Can Artificial Intelligence Be The Death Of Google

When my mother, who didn’t own a mobile phone, or a computer and had never been on the internet asked me if she should invest in Google at the time of their IPO I told her that I thought she should invest in companies she understood and was interested in. Kind of a dodge, but I’ve found it helps not to be too definitive with my mother.

The truth was that I was unsure myself. On the one hand you had the massive build up in publicity, the utility of the service, and the fact that they became an eponym almost overnight. On the other, you had their insecure business model. In a classic case of over-thinking I reasoned that their long-term performance was too indeterminate to invest in because I couldn’t see how they would develop sustainable advantage — would brand be enough?
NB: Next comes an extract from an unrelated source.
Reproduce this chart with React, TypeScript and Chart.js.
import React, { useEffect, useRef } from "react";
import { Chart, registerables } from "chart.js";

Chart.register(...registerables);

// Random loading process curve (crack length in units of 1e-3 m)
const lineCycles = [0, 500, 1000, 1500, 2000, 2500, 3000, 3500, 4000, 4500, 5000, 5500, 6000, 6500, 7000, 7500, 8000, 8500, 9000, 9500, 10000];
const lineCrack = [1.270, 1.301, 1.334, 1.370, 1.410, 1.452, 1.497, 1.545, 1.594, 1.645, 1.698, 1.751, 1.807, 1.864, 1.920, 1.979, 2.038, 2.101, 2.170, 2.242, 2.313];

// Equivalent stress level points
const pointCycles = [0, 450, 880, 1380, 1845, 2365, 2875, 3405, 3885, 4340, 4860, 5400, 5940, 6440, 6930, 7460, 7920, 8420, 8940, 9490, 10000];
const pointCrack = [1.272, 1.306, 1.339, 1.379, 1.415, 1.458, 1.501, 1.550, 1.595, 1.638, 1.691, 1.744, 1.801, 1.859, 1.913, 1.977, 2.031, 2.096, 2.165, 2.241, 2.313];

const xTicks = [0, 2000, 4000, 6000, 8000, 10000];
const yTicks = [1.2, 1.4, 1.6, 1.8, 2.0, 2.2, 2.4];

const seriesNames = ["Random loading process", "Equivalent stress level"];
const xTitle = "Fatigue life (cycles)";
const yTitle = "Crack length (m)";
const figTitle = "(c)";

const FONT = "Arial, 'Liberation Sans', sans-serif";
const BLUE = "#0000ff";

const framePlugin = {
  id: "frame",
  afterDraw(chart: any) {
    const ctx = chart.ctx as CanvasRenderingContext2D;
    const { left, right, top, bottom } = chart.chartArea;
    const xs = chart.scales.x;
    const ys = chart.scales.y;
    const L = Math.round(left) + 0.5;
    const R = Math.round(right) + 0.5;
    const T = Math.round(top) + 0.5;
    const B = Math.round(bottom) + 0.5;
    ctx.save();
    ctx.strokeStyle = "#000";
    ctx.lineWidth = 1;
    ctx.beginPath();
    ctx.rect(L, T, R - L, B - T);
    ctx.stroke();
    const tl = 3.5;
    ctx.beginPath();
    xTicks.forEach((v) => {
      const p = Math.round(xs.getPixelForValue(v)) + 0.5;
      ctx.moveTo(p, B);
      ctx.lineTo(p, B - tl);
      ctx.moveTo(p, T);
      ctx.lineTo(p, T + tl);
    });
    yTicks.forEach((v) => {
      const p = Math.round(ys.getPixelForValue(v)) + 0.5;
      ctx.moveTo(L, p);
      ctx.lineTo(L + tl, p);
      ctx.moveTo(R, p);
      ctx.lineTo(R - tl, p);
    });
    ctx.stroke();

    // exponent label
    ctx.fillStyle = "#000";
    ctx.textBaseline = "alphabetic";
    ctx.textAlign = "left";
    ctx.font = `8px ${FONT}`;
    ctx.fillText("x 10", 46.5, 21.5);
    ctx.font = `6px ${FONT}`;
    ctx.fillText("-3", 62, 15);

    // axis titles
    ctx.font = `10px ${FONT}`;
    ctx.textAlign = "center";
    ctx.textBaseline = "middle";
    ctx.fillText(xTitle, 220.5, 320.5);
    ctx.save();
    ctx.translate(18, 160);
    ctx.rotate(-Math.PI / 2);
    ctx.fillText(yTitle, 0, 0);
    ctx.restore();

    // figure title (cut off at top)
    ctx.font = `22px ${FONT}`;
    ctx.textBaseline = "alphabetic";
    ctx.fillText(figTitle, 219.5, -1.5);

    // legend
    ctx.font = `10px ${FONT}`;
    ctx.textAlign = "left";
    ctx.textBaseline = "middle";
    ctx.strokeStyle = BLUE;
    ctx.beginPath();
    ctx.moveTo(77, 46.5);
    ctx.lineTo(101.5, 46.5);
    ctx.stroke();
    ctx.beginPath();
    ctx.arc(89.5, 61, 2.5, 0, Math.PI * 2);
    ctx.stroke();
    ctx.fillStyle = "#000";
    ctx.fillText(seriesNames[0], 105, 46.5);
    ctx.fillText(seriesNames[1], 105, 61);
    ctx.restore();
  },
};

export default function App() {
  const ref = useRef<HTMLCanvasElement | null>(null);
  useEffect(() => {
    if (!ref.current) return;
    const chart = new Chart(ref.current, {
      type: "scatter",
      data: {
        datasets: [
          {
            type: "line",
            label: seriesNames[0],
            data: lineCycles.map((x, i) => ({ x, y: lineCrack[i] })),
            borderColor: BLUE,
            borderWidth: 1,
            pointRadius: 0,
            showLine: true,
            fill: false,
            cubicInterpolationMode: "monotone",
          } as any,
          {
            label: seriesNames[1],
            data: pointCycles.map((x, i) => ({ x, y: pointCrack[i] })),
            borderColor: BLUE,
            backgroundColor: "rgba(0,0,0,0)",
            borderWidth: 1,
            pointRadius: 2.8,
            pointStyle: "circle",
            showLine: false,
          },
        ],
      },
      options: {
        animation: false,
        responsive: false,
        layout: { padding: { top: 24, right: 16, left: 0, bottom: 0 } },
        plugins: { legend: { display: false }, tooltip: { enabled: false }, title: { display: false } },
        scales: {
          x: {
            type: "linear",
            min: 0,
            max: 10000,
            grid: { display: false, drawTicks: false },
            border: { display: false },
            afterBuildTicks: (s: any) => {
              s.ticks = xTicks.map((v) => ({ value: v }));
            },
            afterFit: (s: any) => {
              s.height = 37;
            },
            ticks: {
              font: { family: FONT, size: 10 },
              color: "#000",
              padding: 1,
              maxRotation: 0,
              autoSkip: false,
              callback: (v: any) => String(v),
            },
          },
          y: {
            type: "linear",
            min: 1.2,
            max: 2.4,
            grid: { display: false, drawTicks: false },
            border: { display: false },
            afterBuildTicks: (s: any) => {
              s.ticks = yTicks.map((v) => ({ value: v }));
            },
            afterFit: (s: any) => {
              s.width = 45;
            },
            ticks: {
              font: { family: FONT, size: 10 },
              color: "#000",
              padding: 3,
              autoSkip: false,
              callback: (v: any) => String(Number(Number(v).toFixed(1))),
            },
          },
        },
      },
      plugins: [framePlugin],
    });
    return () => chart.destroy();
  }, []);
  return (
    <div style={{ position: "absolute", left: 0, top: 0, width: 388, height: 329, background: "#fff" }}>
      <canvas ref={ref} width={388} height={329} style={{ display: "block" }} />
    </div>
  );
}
See, the thing about Google is that they are incredibly vulnerable. Despite all the hooha around them, if the day after their IPO someone else came along with a better search engine they’d be toast. We would all just log onto that. In business-ese this is to say that their vaunted simplicity model – no learning required, just pull up the site and search – is also their weakness. They have no switching costs, no learning economies, no network economies, etc. What they do have (now) is a wickedly powerful brand and the money and intellectual resources to buy or out-market any superior solution that comes along.

Well, sort of.

The folks at Google are working feverishly to develop new service lines and revenue sources. At least in part, I suspect this is because they are aware that they are vulnerable. See, despite the successes of Android, Chrome, Maps, etc. these folks primarily make their money through on-line advertising. And they make that money either because people are seeing the ads, or because they are clicking on them. And this is their Achilles’ heel.

When I first heard about Siri I thought it sounded cute. A little voice to help you set your alarm, or get directions. But as I thought about it a bit, and its implications I had another thought — “I wonder if I should short Google now?’
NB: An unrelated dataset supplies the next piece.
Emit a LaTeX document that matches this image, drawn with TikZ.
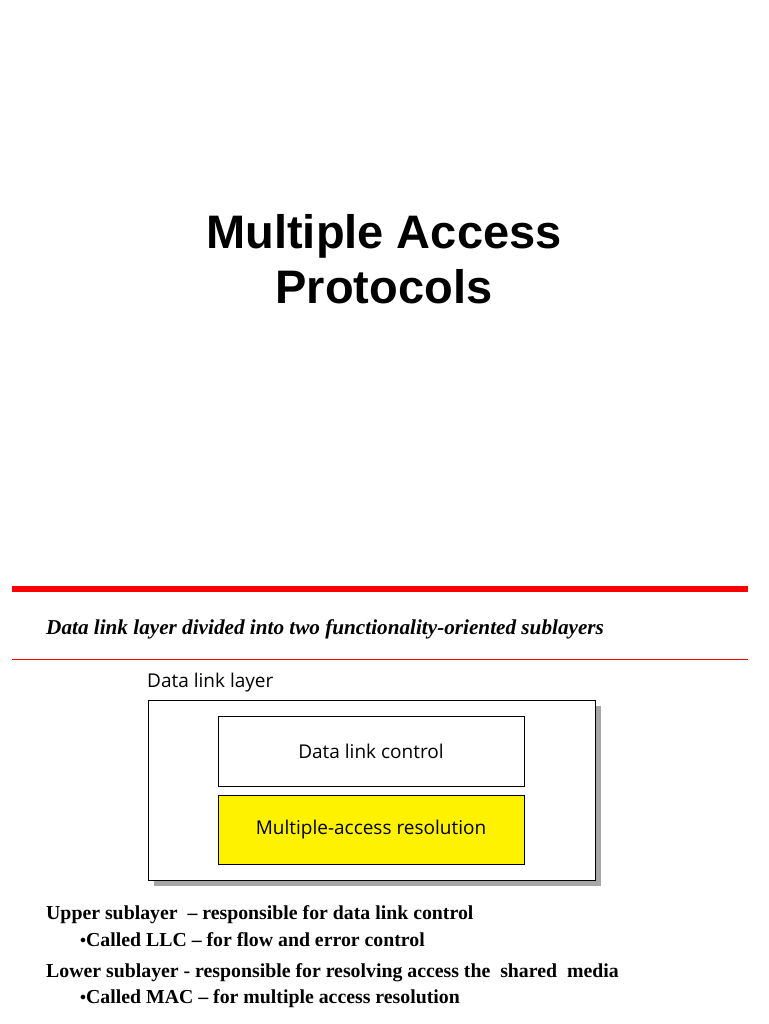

This is because Siri represents an interesting new move in the tech world – Hollywood Star treatment for all: aka re–intermediation.

Disintermediation has been seen as the engine to drive industry change since the first dot come era. You have old, costly, bureaucracy that comes between you (the consumer) and a product or service. And that bureaucracy charges a toll. Get rid of it, and things are faster and cheaper. Yay.

And, like the do-it-yourself checkout lines in supermarkets, they come at a cost. Your effort.

But, people don’t like to do things they don’t have to – not unless the advantages (like time-savings) greatly outweigh the effort.

So, disintermediation happens, fortunes are made, value chains are optimized, time is saved (sort of) and the world is a better place.

Excepting the fact that it is only this way because there isn’t a better way.

Until there is.

So, let’s imagine a new technology. This technology bucks the trend of disintermediation. Instead, this technology intervenes in everything — re-intermediation. This technology get’s you your answers as fast as you could yourself, but without you having to make the effort. This technology frees you up to do other things (like loaf) instead of clicking, and typing and what have you. This technology does everything you ask it to do, and filters out all the advertising and other stuff you don’t want to see. You just get what you want.

JOAQUIN PHOENIX as Theodore in the romantic drama "HER," directed by Spike Jonze, a Warner

Will AI and Personal Assistants bring the end to Google? a scene from the romantic drama “HER”

Sounds good – sign me up.

To me, this technology – a personal assistant app on steroids, personal AI, whatever, is a killer. Specifically, it could kill the entire advertising base of existing content providers because people will not have to look, and click to get what they want (and it is the looking and clicking that drive the dollars). It will be served up to them whole – no extras.

It sounds like a far fetched idea – or so I thought – until I started thinking about Siri and her kin and what they represent in version 2, 3, 4 – etc. At some point – probably quite soon – it will really work. So much so that it will take away your need to point and click and type. And when that happens the on-line world will change. No more looking and clicking and typing means no more ad dollars.

Of course, we are still creatures who prefer to get their information visually. Which means for the foreseeable future we’ll want to look at things – like cat videos. However, we could still look at things, but without the advertising. Our personal AI just finds the appropriate cat on Youtube and plays it for us.

Now, without the advertising to support it who is going to pay for the terrabytes of daily uploads stored on Youtube? Will there even be a Youtube? Fun stuff to think about.

So, I still haven’t shorted Google. I still think we are probably a couple of years away – maybe more. The people at Google are bright, and they have been investing in AI companies. I’m sure they have seen this line of reasoning, or something similar, and are preparing for battle. In any case, my advise to my mother was stupid – she’d have made a bundle.